Problem description
Reproduce exactly only the lines from the line that holds "Give me the matplotlib source for this chart." to the line that holds "from matplotlib.patches import Rectangle", inclusive, in the listing below, and please leave out every picture.

++++ Material for the task

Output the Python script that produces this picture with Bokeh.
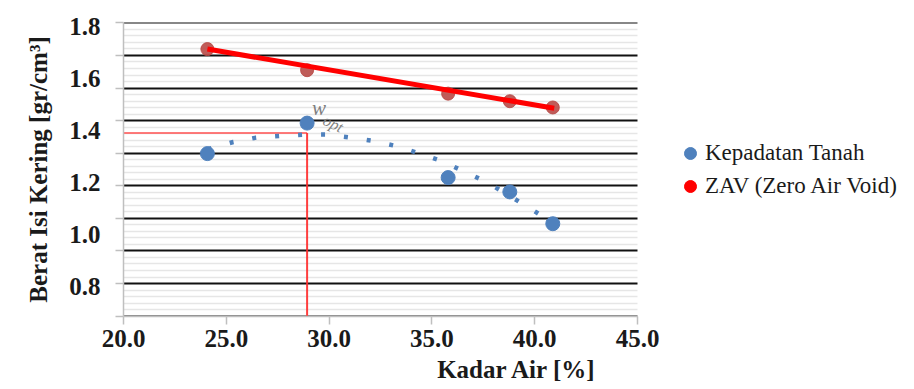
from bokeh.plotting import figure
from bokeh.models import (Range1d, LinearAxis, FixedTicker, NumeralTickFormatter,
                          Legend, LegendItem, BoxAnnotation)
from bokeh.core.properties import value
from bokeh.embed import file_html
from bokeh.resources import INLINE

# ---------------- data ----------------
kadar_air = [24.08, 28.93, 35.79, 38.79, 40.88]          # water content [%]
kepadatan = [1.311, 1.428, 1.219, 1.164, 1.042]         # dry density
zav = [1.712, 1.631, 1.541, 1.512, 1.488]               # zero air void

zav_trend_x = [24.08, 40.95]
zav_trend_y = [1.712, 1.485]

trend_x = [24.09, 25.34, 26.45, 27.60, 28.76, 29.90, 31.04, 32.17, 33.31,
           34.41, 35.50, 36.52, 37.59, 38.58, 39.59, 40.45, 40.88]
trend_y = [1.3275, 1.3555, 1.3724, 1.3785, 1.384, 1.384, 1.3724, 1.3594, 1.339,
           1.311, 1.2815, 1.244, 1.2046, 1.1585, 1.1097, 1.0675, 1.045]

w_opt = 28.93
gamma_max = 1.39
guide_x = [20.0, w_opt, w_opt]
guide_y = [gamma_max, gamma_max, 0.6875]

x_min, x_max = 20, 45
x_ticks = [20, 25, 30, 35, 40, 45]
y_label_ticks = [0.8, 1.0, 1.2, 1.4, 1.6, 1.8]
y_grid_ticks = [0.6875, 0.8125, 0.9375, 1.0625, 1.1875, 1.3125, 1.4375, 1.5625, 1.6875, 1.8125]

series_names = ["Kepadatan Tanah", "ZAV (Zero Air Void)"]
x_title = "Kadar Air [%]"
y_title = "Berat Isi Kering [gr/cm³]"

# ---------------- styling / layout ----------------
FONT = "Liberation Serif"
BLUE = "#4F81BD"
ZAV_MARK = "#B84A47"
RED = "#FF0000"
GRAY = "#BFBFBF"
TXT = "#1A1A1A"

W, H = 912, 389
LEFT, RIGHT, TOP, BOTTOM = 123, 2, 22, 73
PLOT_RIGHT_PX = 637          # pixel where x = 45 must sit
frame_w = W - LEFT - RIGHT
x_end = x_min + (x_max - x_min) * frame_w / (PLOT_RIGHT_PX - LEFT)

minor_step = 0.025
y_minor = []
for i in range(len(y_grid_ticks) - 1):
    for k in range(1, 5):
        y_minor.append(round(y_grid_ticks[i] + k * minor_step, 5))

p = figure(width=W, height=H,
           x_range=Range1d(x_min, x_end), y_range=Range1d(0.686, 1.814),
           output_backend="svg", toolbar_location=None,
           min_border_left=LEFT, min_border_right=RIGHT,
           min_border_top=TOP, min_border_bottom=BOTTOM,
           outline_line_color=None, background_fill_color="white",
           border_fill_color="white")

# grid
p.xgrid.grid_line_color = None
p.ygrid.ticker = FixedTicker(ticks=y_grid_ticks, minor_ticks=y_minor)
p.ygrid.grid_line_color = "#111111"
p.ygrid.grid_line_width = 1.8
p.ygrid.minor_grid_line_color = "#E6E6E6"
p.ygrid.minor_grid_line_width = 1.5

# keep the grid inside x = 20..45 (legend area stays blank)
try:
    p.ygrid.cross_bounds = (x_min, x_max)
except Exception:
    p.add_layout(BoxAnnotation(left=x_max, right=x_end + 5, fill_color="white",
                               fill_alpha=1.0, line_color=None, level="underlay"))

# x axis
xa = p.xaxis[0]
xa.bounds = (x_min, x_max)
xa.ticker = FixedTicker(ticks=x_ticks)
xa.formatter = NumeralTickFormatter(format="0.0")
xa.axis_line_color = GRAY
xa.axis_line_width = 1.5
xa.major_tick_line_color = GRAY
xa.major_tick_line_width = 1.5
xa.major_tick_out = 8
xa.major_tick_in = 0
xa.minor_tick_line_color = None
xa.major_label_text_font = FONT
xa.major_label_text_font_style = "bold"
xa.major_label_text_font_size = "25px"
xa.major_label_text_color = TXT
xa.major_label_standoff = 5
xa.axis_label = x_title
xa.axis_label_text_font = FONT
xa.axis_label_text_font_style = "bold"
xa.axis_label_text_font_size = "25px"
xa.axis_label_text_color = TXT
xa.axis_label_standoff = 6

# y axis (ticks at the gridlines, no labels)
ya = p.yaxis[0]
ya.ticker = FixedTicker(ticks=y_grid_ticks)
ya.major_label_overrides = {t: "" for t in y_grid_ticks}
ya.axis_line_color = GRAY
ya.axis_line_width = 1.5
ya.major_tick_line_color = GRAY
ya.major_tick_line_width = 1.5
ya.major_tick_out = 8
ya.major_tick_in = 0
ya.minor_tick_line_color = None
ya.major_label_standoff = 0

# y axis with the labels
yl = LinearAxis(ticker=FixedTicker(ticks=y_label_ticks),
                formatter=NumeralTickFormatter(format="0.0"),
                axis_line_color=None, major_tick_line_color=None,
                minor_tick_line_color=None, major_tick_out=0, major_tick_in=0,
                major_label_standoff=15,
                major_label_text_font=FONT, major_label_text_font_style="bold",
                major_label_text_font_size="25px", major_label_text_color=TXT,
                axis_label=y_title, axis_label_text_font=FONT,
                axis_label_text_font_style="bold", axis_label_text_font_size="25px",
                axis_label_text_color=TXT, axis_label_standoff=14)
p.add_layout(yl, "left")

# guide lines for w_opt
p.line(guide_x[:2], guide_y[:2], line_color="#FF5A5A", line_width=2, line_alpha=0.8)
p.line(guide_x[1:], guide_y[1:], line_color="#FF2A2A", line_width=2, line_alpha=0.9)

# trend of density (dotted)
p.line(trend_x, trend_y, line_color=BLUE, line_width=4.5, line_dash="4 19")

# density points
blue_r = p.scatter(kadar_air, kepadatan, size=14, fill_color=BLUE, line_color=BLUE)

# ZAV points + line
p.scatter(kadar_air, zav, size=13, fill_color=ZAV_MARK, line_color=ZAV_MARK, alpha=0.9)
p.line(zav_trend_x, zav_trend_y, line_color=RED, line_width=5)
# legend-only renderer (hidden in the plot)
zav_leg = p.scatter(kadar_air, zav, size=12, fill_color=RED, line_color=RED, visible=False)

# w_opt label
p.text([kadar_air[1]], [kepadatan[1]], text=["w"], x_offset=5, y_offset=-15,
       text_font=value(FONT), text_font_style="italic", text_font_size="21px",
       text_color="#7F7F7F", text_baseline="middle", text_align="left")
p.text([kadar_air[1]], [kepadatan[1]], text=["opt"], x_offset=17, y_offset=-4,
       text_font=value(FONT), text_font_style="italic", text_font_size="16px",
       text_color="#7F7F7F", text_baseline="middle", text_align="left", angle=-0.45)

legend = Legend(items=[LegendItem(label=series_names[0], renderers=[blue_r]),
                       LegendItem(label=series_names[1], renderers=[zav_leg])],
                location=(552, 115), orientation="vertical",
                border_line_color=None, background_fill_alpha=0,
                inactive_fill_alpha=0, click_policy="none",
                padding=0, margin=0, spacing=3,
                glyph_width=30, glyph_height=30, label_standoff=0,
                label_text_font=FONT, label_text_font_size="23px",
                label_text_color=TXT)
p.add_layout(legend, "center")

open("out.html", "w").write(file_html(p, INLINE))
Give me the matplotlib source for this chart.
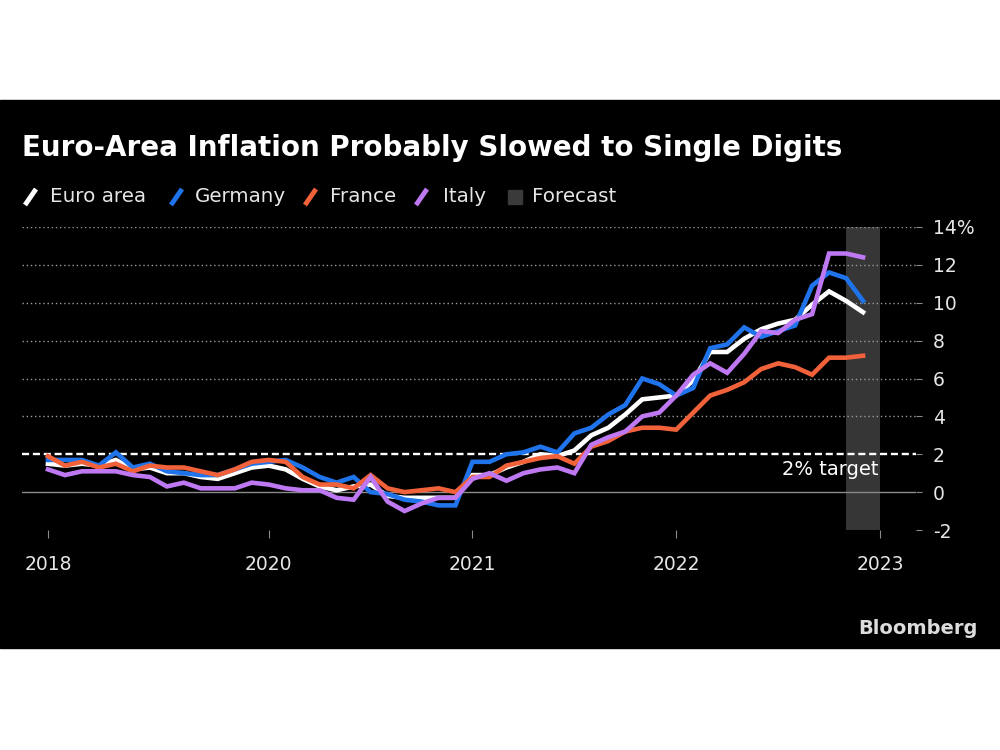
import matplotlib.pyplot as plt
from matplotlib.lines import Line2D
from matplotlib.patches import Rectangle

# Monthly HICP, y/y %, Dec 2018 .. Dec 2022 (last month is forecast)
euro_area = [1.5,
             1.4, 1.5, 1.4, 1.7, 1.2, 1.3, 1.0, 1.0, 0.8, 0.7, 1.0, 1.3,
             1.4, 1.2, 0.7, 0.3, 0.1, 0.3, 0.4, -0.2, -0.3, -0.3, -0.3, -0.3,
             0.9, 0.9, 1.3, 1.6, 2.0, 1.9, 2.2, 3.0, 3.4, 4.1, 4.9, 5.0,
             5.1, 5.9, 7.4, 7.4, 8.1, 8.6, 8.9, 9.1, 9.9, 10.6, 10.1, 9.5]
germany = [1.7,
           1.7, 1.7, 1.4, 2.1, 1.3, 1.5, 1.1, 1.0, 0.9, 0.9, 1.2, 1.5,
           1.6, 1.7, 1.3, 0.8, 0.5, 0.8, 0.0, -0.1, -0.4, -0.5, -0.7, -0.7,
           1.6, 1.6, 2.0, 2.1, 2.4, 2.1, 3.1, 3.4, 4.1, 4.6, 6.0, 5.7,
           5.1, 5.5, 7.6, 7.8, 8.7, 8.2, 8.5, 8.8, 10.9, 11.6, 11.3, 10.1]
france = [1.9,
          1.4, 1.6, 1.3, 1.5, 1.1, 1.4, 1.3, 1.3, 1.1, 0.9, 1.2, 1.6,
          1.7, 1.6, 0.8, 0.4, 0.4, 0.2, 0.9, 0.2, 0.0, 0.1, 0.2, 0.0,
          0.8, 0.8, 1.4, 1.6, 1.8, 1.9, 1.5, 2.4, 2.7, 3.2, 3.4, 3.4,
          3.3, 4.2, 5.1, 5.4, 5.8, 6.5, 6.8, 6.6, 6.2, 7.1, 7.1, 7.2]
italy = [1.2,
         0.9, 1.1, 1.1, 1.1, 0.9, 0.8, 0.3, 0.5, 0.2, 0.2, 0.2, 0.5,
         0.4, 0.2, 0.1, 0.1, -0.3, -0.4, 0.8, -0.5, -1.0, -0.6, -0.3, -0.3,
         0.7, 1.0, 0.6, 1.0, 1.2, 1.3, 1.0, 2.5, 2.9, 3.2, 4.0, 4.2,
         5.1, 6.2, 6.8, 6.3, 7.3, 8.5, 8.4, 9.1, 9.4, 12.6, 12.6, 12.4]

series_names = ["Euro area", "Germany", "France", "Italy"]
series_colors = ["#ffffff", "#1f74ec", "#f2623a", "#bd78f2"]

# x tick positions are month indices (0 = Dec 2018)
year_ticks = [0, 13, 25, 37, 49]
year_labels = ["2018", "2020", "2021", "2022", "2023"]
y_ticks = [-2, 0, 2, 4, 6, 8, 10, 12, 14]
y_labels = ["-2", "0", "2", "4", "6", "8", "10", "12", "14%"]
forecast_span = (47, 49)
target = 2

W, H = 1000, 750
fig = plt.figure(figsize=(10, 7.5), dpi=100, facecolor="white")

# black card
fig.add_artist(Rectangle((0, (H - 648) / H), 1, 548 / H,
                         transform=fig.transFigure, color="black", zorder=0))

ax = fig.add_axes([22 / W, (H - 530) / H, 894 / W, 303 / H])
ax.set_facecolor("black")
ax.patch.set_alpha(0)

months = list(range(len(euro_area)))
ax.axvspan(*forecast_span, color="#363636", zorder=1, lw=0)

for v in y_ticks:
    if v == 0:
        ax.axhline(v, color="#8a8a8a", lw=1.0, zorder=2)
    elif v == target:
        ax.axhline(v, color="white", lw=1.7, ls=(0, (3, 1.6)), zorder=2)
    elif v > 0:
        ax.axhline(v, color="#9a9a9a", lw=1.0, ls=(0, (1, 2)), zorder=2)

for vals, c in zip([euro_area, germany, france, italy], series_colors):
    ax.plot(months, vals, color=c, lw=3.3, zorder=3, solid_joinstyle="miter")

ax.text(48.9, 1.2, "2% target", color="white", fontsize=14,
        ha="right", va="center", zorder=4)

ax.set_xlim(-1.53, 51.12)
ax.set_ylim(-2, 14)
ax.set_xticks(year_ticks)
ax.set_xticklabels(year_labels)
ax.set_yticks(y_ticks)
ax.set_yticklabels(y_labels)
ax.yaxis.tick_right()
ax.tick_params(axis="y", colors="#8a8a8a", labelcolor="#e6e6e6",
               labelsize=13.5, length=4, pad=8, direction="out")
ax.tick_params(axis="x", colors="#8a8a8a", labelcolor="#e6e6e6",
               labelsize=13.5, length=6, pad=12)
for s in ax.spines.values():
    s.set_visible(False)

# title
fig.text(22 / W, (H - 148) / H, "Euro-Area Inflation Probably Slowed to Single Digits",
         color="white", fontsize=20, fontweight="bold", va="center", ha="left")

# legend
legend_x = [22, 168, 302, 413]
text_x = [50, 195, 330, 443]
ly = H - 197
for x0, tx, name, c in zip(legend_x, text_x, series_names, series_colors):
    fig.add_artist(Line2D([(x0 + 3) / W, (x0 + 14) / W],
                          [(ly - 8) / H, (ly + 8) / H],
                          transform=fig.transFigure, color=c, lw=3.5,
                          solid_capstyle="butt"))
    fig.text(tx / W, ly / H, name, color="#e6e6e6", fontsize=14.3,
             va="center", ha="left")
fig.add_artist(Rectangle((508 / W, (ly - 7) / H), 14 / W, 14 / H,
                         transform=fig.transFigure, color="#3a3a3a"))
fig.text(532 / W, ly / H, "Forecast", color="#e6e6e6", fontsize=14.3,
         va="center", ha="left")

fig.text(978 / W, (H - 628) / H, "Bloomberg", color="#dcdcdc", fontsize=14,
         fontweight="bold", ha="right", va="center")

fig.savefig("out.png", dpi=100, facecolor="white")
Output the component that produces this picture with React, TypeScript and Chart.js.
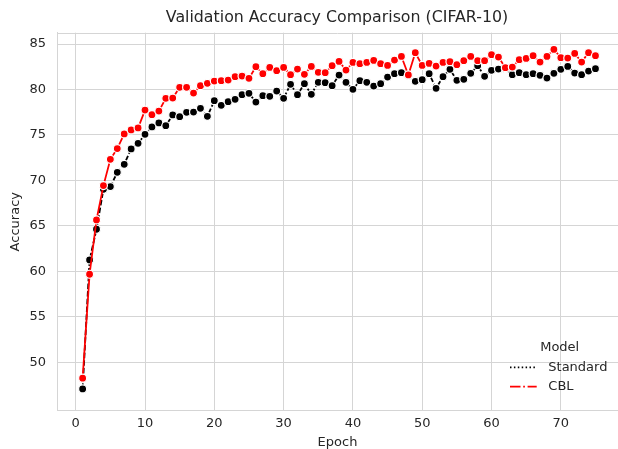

++++++++

Full answer
Give me the matplotlib source for this chart.
import matplotlib.pyplot as plt
from matplotlib.lines import Line2D
from matplotlib.patches import Rectangle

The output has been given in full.